Efficient and Ultrafast Adsorption of Rhenium by Functionalized Hierarchically Mesoporous Silica: A Combined Strategy of Topological Construction and Chemical Modification

Radioactive Tc-99 released by nuclear accidents threatens the environment and human health due to its long half-life and strong transportability. A combined strategy synergizing topological construction and chemical modification was proposed for the synthesis of high-performance adsorbents for Re as an analogue to Tc. On the one hand, hierarchically mesoporous SiO2 with a fibrous structure (F-SiO2), a peculiar topology integrating wrinkled open mesopores around 12 nm and on-wall mesopores around 3 nm, was adopted as the substrate of adsorbents. The larger mesopores can act as the superhighway for mass transfer, while the abundant smaller mesopores provide numerous adsorption sites.
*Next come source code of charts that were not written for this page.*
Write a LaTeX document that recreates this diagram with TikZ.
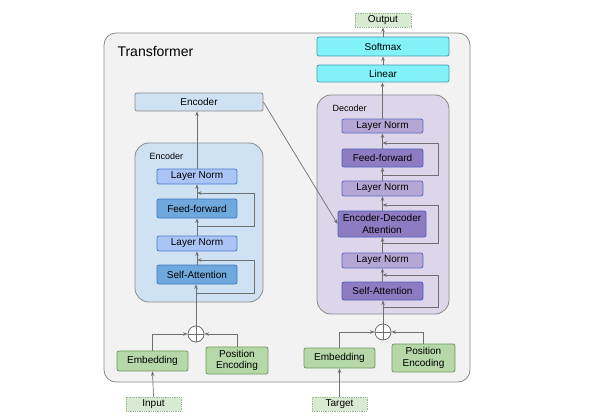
\documentclass[tikz,border=0pt]{standalone}
\usepackage{fontspec}
\setmainfont{Liberation Sans}
\usetikzlibrary{arrows.meta,calc,shapes.geometric}
\definecolor{outerfill}{HTML}{F2F2F2}
\definecolor{outerline}{HTML}{8A8A8A}
\definecolor{encfill}{HTML}{CFE2F3}
\definecolor{decfill}{HTML}{DDD5EA}
\definecolor{eln}{HTML}{A9C4F5}
\definecolor{elnline}{HTML}{4A7BD0}
\definecolor{eop}{HTML}{6FA8DC}
\definecolor{eopline}{HTML}{3D78C0}
\definecolor{dln}{HTML}{B4A7D6}
\definecolor{dlnline}{HTML}{5A6CC0}
\definecolor{dop}{HTML}{8E7CC3}
\definecolor{dopline}{HTML}{4A5EC0}
\definecolor{cyanfill}{HTML}{80F2F8}
\definecolor{cyanline}{HTML}{4A9AB0}
\definecolor{greenfill}{HTML}{B6D7A8}
\definecolor{greenline}{HTML}{6E9A5E}
\definecolor{iofill}{HTML}{D9EAD3}
\definecolor{ioline}{HTML}{93B987}
\definecolor{wire}{HTML}{707070}
\tikzset{
  base/.style={draw, rounded corners=2pt, inner sep=0pt, align=center, font=\fontsize{10}{11.5}\selectfont, line width=0.8pt},
  encln/.style={base, fill=eln, draw=elnline},
  encop/.style={base, fill=eop, draw=eopline},
  decln/.style={base, fill=dln, draw=dlnline},
  decop/.style={base, fill=dop, draw=dopline},
  cyanbox/.style={base, fill=cyanfill, draw=cyanline},
  greenbox/.style={base, fill=greenfill, draw=greenline},
  iobox/.style={base, fill=iofill, draw=ioline, densely dotted, rounded corners=0pt},
  wirearrow/.style={draw=wire, line width=0.7pt, -{Stealth[length=4.5pt,width=3.5pt]}},
  wireline/.style={draw=wire, line width=0.7pt},
  plusnode/.style={circle, draw=wire, line width=0.8pt, minimum size=16pt, inner sep=0pt, fill=white},
  container/.style={rounded corners=12pt, line width=0.8pt, draw=outerline},
}
\begin{document}
\begin{tikzpicture}[x=1pt,y=-1pt]
\useasboundingbox (0,0) rectangle (600,420);
% outer box
\draw[container, fill=outerfill] (104,33) rectangle (470,382);
\node[anchor=west, font=\fontsize{14}{16}\selectfont] (title) at (114,52) {Transformer};
% containers
\draw[container, fill=encfill, rounded corners=14pt] (135,143) rectangle (263,302);
\node[anchor=west, font=\fontsize{9}{11}\selectfont] (enclabel) at (146,156) {Encoder};
\draw[container, fill=decfill, rounded corners=14pt] (317,95) rectangle (449,314);
\node[anchor=west, font=\fontsize{9}{11}\selectfont] (declabel) at (329,108) {Decoder};

% encoder side
\node[base, fill=encfill, draw=outerline, minimum width=128pt, minimum height=18pt] (encNode) at (199,102) {Encoder};
\node[encln, minimum width=80pt, minimum height=15pt] (eLN2) at (197,176.5) {Layer Norm};
\node[encop, minimum width=80pt, minimum height=19pt] (eFF) at (197,208.5) {Feed-forward};
\node[encln, minimum width=80pt, minimum height=15pt] (eLN1) at (197,243.5) {Layer Norm};
\node[encop, minimum width=80pt, minimum height=19pt] (eSA) at (197,274.5) {Self-Attention};
\node[plusnode] (plus1) at (196,334) {};
\draw[wire, line width=0.8pt] (plus1.north) -- (plus1.south) (plus1.west) -- (plus1.east);
\node[greenbox, minimum width=71pt, minimum height=20pt] (emb1) at (152.5,361) {Embedding};
\node[greenbox, minimum width=62pt, minimum height=27pt] (pos1) at (237,360.5) {Position\\Encoding};
\node[iobox, minimum width=55pt, minimum height=14pt] (input) at (153.5,404) {Input};

% decoder side
\node[iobox, minimum width=56pt, minimum height=14pt] (output) at (383,20) {Output};
\node[cyanbox, minimum width=132pt, minimum height=19pt] (softmax) at (383,46.5) {Softmax};
\node[cyanbox, minimum width=132pt, minimum height=17pt] (linear) at (383,73.5) {Linear};
\node[decln, minimum width=81pt, minimum height=14pt] (dLN3) at (382.5,126) {Layer Norm};
\node[decop, minimum width=81pt, minimum height=18pt] (dFF) at (382.5,158) {Feed-forward};
\node[decln, minimum width=81pt, minimum height=15pt] (dLN2) at (382.5,188.5) {Layer Norm};
\node[decop, minimum width=88pt, minimum height=26pt] (dEDA) at (382,224) {Encoder-Decoder\\Attention};
\node[decln, minimum width=81pt, minimum height=15pt] (dLN1) at (382.5,260.5) {Layer Norm};
\node[decop, minimum width=81pt, minimum height=18pt] (dSA) at (382.5,291) {Self-Attention};
\node[plusnode] (plus2) at (383,332) {};
\draw[wire, line width=0.8pt] (plus2.north) -- (plus2.south) (plus2.west) -- (plus2.east);
\node[greenbox, minimum width=71pt, minimum height=20pt] (emb2) at (339.5,358) {Embedding};
\node[greenbox, minimum width=63pt, minimum height=28pt] (pos2) at (423.5,358) {Position\\Encoding};
\node[iobox, minimum width=55pt, minimum height=14pt] (target) at (339.5,404) {Target};

% encoder main flow
\draw[wirearrow] (input.north) -- (emb1.south);
\draw[wirearrow] (emb1.north) |- (plus1.west);
\draw[wirearrow] (pos1.north) |- (plus1.east);
\draw[wirearrow] (plus1.north) -- (plus1.north |- eSA.south);
\draw[wirearrow] (eSA.north) -- (eLN1.south);
\draw[wirearrow] (eLN1.north) -- (eFF.south);
\draw[wirearrow] (eFF.north) -- (eLN2.south);
\draw[wirearrow] (eLN2.north) -- (eLN2.north |- encNode.south);
% encoder residuals
\coordinate (eSAin) at (197,293);
\coordinate (eSAout) at (197,260);
\coordinate (eFFin) at (197,226);
\coordinate (eFFout) at (197,193);
\draw[wirearrow] (eSAin) -- (254,293) -- (254,260) -- (eSAout);
\draw[wirearrow] (eFFin) -- (254,226) -- (254,193) -- (eFFout);

% decoder main flow
\draw[wirearrow] (target.north) -- (emb2.south);
\draw[wirearrow] (emb2.north) |- (plus2.west);
\draw[wirearrow] (pos2.north) |- (plus2.east);
\draw[wirearrow] (plus2.north) -- (plus2.north |- dSA.south);
\draw[wirearrow] (dSA.north) -- (dLN1.south);
\draw[wirearrow] (dLN1.north) -- (dLN1.north |- dEDA.south);
\draw[wirearrow] (dEDA.north -| dLN2.south) -- (dLN2.south);
\draw[wirearrow] (dLN2.north) -- (dFF.south);
\draw[wirearrow] (dFF.north) -- (dLN3.south);
\draw[wirearrow] (dLN3.north) -- (dLN3.north |- linear.south);
\draw[wirearrow] (linear.north -| softmax.south) -- (softmax.south);
\draw[wirearrow] (softmax.north -| output.south) -- (output.south);
% decoder residuals
\coordinate (dSAin) at (382.5,307);
\coordinate (dSAout) at (382.5,275);
\coordinate (dEDAin) at (382.5,243);
\coordinate (dEDAout) at (382.5,205);
\coordinate (dFFin) at (382.5,175);
\coordinate (dFFout) at (382.5,143);
\draw[wirearrow] (dSAin) -- (438,307) -- (438,275) -- (dSAout);
\draw[wirearrow] (dEDAin) -- (438,243) -- (438,205) -- (dEDAout);
\draw[wirearrow] (dFFin) -- (438,175) -- (438,143) -- (dFFout);

% cross connection
\draw[wirearrow] (encNode.east) -- (dEDA.west);
\end{tikzpicture}
\end{document}
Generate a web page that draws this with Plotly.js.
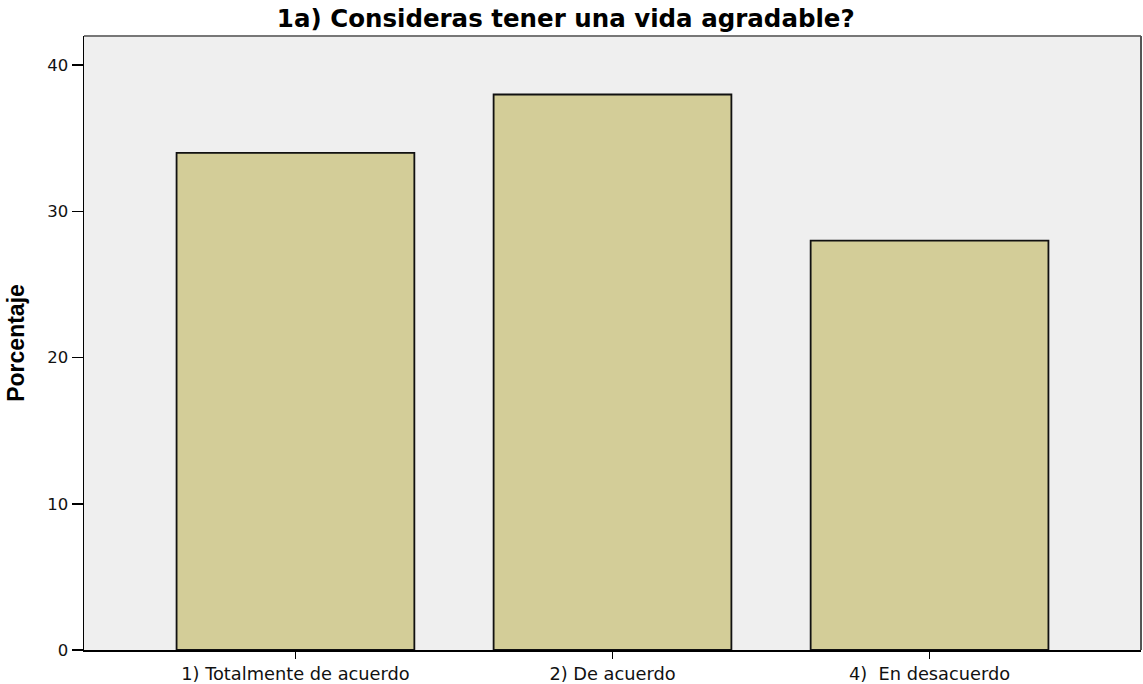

On the other hand, a series of dicationic pyridine (DCP) derivative groups (−Py+CnH2nN+Me3) were designed to functionalize F-SiO2 for improving the adsorption performance toward ReO4– anions, the dominating form of Re in aqueous solution. Density functional theory (DFT) calculation combined with batch adsorption experiments revealed that the ReO4– adsorption on −Py+C5H10N+Me3 was the most favorable when the length of the spacer between the two positively charged N atoms ranged from 2 to 7 carbons (n = 2–7). However, −Py+C5H10N+Me3 exhibited a much slower adsorption rate than −Py+C2H4N+Me3. The stronger interaction between ReO4– and −Py+C5H10N+Me3 suppresses the adsorbate diffusion. The two positive charges of −Py+C5H10N+Me3 may be perpendicularly distributed, sterically hindering ReO4– transport in smaller mesopores. The longer and flexible carbon chains may be aggregated to form the hydrophobic region, repulsing the hydrated ReO4– anions. Therefore, the efficient and ultrafast Re adsorption was achieved by synergizing the unique topology of F-SiO2 and functionalization by −Py+C2H4N+Me3 with a shorter spacer and weaker affinity ReO4–. The detailed investigation demonstrated that −Py+C2H4N+Me3 possessed exothermic adsorption nature, adequate radiation-resistance, and excellent reusability. Meanwhile, −Py+C5H10N+Me3 exhibited stronger salinity tolerance and higher selectivity. The DCP groups are promising in decontamination of radioactive Tc, as they can meet specific requirements by manipulating the length of spacers.